The recording by Russ Morgan was released by Decca Records as catalog number 24568. It first reached the Billboard magazine Best Seller chart on February 18, 1949, and lasted 22 weeks on the chart, peaking at No. 1. The song became one of the biggest hits of his career, as well as one of his signature songs. The recording was actually a two-sided hit, as the flip side, "Sunflower," also reached No. 10 on the chart.

The recording by Blue Barron was released by MGM Records as catalog number 10346. It first reached the Billboard magazine Best Seller chart on January 21, 1949, and lasted 19 weeks on the chart, peaking at No. 1.

The recording by Jack Smith was released by Capitol Records as catalog number 15372. It first reached the Billboard magazine Best Seller chart on February 25, 1949, and lasted 11 weeks on the chart, peaking at No. 14.
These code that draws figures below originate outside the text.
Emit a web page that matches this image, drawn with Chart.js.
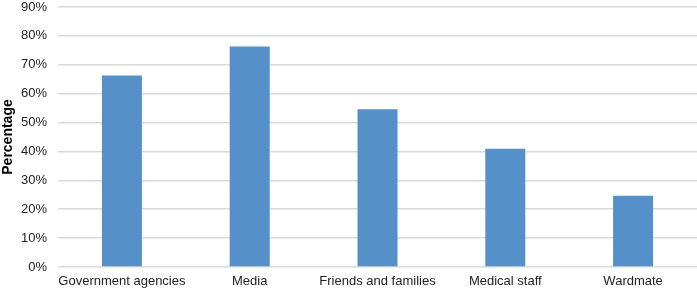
<!DOCTYPE html>
<html>
<head>
<meta charset="utf-8">
<script src="https://cdn.jsdelivr.net/npm/chart.js@4/dist/chart.umd.min.js"></script>
<style>
  html, body { margin: 0; padding: 0; background: #fff; }
  #wrap { width: 697px; height: 291px; position: relative; }
</style>
</head>
<body>
<div id="wrap"><canvas id="grafik"></canvas></div>
<script>
// categories and values
const kategoriler = ["Government agencies", "Media", "Friends and families", "Medical staff", "Wardmate"];
const yuzdeler = [66.3, 76.3, 54.6, 40.9, 24.7];
const yEksenMax = 90;
const yEksenAdim = 10;

const ctx = document.getElementById("grafik").getContext("2d");

new Chart(ctx, {
  type: "bar",
  data: {
    labels: kategoriler,
    datasets: [
      {
        data: yuzdeler,
        backgroundColor: "#5591c8",
        borderWidth: 0,
        categoryPercentage: 1,
        barPercentage: 0.313,
      },
    ],
  },
  options: {
    responsive: true,
    maintainAspectRatio: false,
    animation: false,
    layout: { padding: { top: 7, right: 0, bottom: 0, left: 0 } },
    plugins: { legend: { display: false }, tooltip: { enabled: false } },
    scales: {
      x: {
        grid: { display: false, drawTicks: false },
        border: { display: false },
        ticks: {
          color: "#222",
          font: { family: "Liberation Sans", size: 13 },
          maxRotation: 0,
          autoSkip: false,
          padding: 7,
        },
        afterFit: eksen => { eksen.height = 24; },
      },
      y: {
        min: 0,
        max: yEksenMax,
        ticks: {
          stepSize: yEksenAdim,
          color: "#222",
          font: { family: "Liberation Sans", size: 13 },
          padding: 11,
          callback: v => v + "%",
        },
        grid: { color: "#d9d9d9", lineWidth: 1.5, drawTicks: false },
        border: { display: false },
        title: {
          display: true,
          text: "Percentage",
          color: "#000",
          font: { family: "Liberation Sans", size: 14, weight: "bold" },
          padding: 0,
        },
        afterFit: eksen => {
          eksen.width = 58;
          eksen.paddingTop = 0;
          eksen.paddingBottom = 0;
        },
      },
    },
  },
});
</script>
</body>
</html>
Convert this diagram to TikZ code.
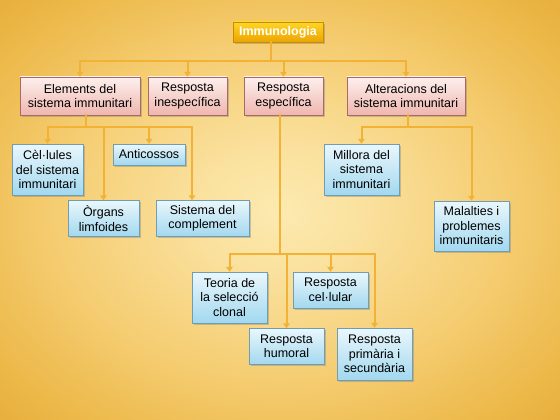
\documentclass[tikz,border=0pt]{standalone}
\usepackage{fontspec}
\setmainfont{Liberation Sans}
\usepackage{xcolor}
\usepackage{tikz}
\usetikzlibrary{arrows.meta, positioning, shadows}
\definecolor{glowin}{HTML}{FCEAB0}
\definecolor{glowsoft}{HTML}{FAE09C}
\definecolor{glowwarm}{HTML}{F5CD72}
\definecolor{glowmid}{HTML}{ECB848}
\definecolor{glowedge}{HTML}{E3A632}
\definecolor{glowout}{HTML}{D6931C}
\definecolor{wire}{HTML}{F2B236}
\definecolor{rootline}{HTML}{C88C00}
\definecolor{roottop}{HTML}{FFD628}
\definecolor{rootbottom}{HTML}{ECA400}
\definecolor{topicline}{HTML}{A86A62}
\definecolor{topictop}{HTML}{FDF0EE}
\definecolor{topicbottom}{HTML}{EFB6AE}
\definecolor{detailline}{HTML}{6F9DB4}
\definecolor{detailtop}{HTML}{EAF7FC}
\definecolor{detailbottom}{HTML}{A2D8EF}
\pgfdeclareradialshading{bgglow}{\pgfpoint{0bp}{0bp}}{color(0bp)=(glowin); color(8bp)=(glowsoft); color(20bp)=(glowwarm); color(31bp)=(glowmid); color(40bp)=(glowedge); color(50bp)=(glowout)}
\tikzset{
    box/.style={rectangle, draw=#1, thin, align=center, inner sep=0pt, font=\fontsize{12.5}{14.5}\selectfont, drop shadow={shadow xshift=1.8pt, shadow yshift=-1.8pt, opacity=.4}},
    root/.style={box=rootline, top color=roottop, bottom color=rootbottom, text=white, font=\fontsize{12.5}{14.5}\selectfont\bfseries},
    topic/.style={box=topicline, top color=topictop, bottom color=topicbottom, minimum height=38pt},
    detail/.style={box=detailline, top color=detailtop, bottom color=detailbottom, minimum width=75pt, minimum height=36pt},
    link/.style={draw=wire, line width=2pt, line cap=rect},
    linkto/.style={link, -{Triangle[width=6.5pt, length=5pt]}}
}
\begin{document}
\begin{tikzpicture}[x=1pt, y=-1pt]
    % Background
    \shade[shading=bgglow] (0,0) rectangle (560,420);
    \useasboundingbox (0,0) rectangle (560,420);

    % Title
    \node[root, minimum width=90pt, minimum height=20pt] (title) at (278,32) {Immunologia};

    % First row
    \node[topic, minimum width=120pt] (elem) at (80,96) {Elements del\\sistema immunitari};
    \node[topic, minimum width=79pt] (inesp) at (187.5,96) {Resposta\\inespecífica};
    \node[topic, minimum width=79pt] (esp) at (283.5,96) {Resposta\\específica};
    \node[topic, minimum width=118pt] (alter) at (406,96) {Alteracions del\\sistema immunitari};

    % Second row
    \node[detail, minimum width=71pt, minimum height=51pt] (cel) at (47.5,169.5) {Cèl·lules\\del sistema\\immunitari};
    \node[detail, minimum width=72pt, minimum height=21pt] (antic) at (149,154.5) {Anticossos};
    \node[detail, minimum height=51pt] (millora) at (361.5,169.5) {Millora del\\sistema\\immunitari};
    \node[detail, minimum width=71pt] (organs) at (103.5,218.5) {Òrgans\\limfoides};
    \node[detail, minimum width=93pt] (compl) at (202.5,218.5) {Sistema del\\complement};
    \node[detail, minimum height=50pt] (malal) at (471.5,226) {Malalties i\\problemes\\immunitaris};

    % Third row
    \node[detail, minimum height=51pt] (teoria) at (229.5,297.5) {Teoria de\\la selecció\\clonal};
    \node[detail] (celular) at (330.5,290) {Resposta\\cel·lular};
    \node[detail] (humoral) at (286.5,346.5) {Resposta\\humoral};
    \node[detail, minimum height=52pt] (primaria) at (374.5,354) {Resposta\\primària i\\secundària};

    % Links from the title
    \draw[link] ([xshift=-7pt]title.south) -- ++(0,19) coordinate (rowa);
    \draw[link] (rowa -| elem) -- (rowa -| alter);
    \foreach \n in {elem, inesp, esp, alter}
        \draw[linkto] (rowa -| \n) -- (\n.north);

    % Links from Elements
    \coordinate (complin) at ([xshift=-10.5pt]compl.north);
    \draw[link] ([xshift=6pt]elem.south) -- ++(0,12) coordinate (rowb);
    \draw[link] (rowb -| cel) -- (rowb -| complin);
    \foreach \n in {cel, organs, antic}
        \draw[linkto] (rowb -| \n) -- (\n.north);
    \draw[linkto] (rowb -| complin) -- (complin);

    % Links from Alteracions
    \draw[link] ([xshift=2pt]alter.south) -- ++(0,12) coordinate (rowc);
    \draw[link] (rowc -| millora) -- (rowc -| malal);
    \foreach \n in {millora, malal}
        \draw[linkto] (rowc -| \n) -- (\n.north);

    % Links from Resposta especifica
    \draw[link] ([xshift=-4pt]esp.south) -- ++(0,139) coordinate (rowd);
    \draw[link] (rowd -| teoria) -- (rowd -| primaria);
    \foreach \n in {teoria, celular, humoral, primaria}
        \draw[linkto] (rowd -| \n) -- (\n.north);
\end{tikzpicture}
\end{document}
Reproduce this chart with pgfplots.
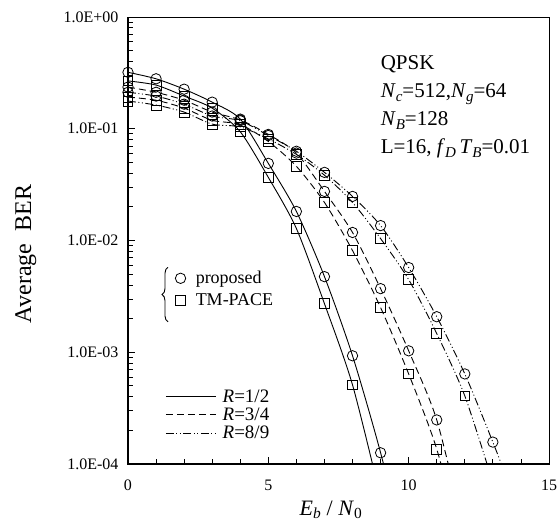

The recording by Primo Scala and the Keynotes was released by London Records as catalog number 356. It reached the Billboard magazine Best Seller chart on March 4, 1949, at No. 27, its only week on the chart.

The recording by Frankie Carle was released by Columbia Records as catalog number 38411. It reached the Billboard magazine Best Seller chart on April 22, 1949, at No. 28, its only week on the chart.

It has been covered numerous times by various artists, including Connie Francis on her 1959 album My Thanks to You.

The song was sung by Dick Haymes in the 1953 film Cruisin' Down the River.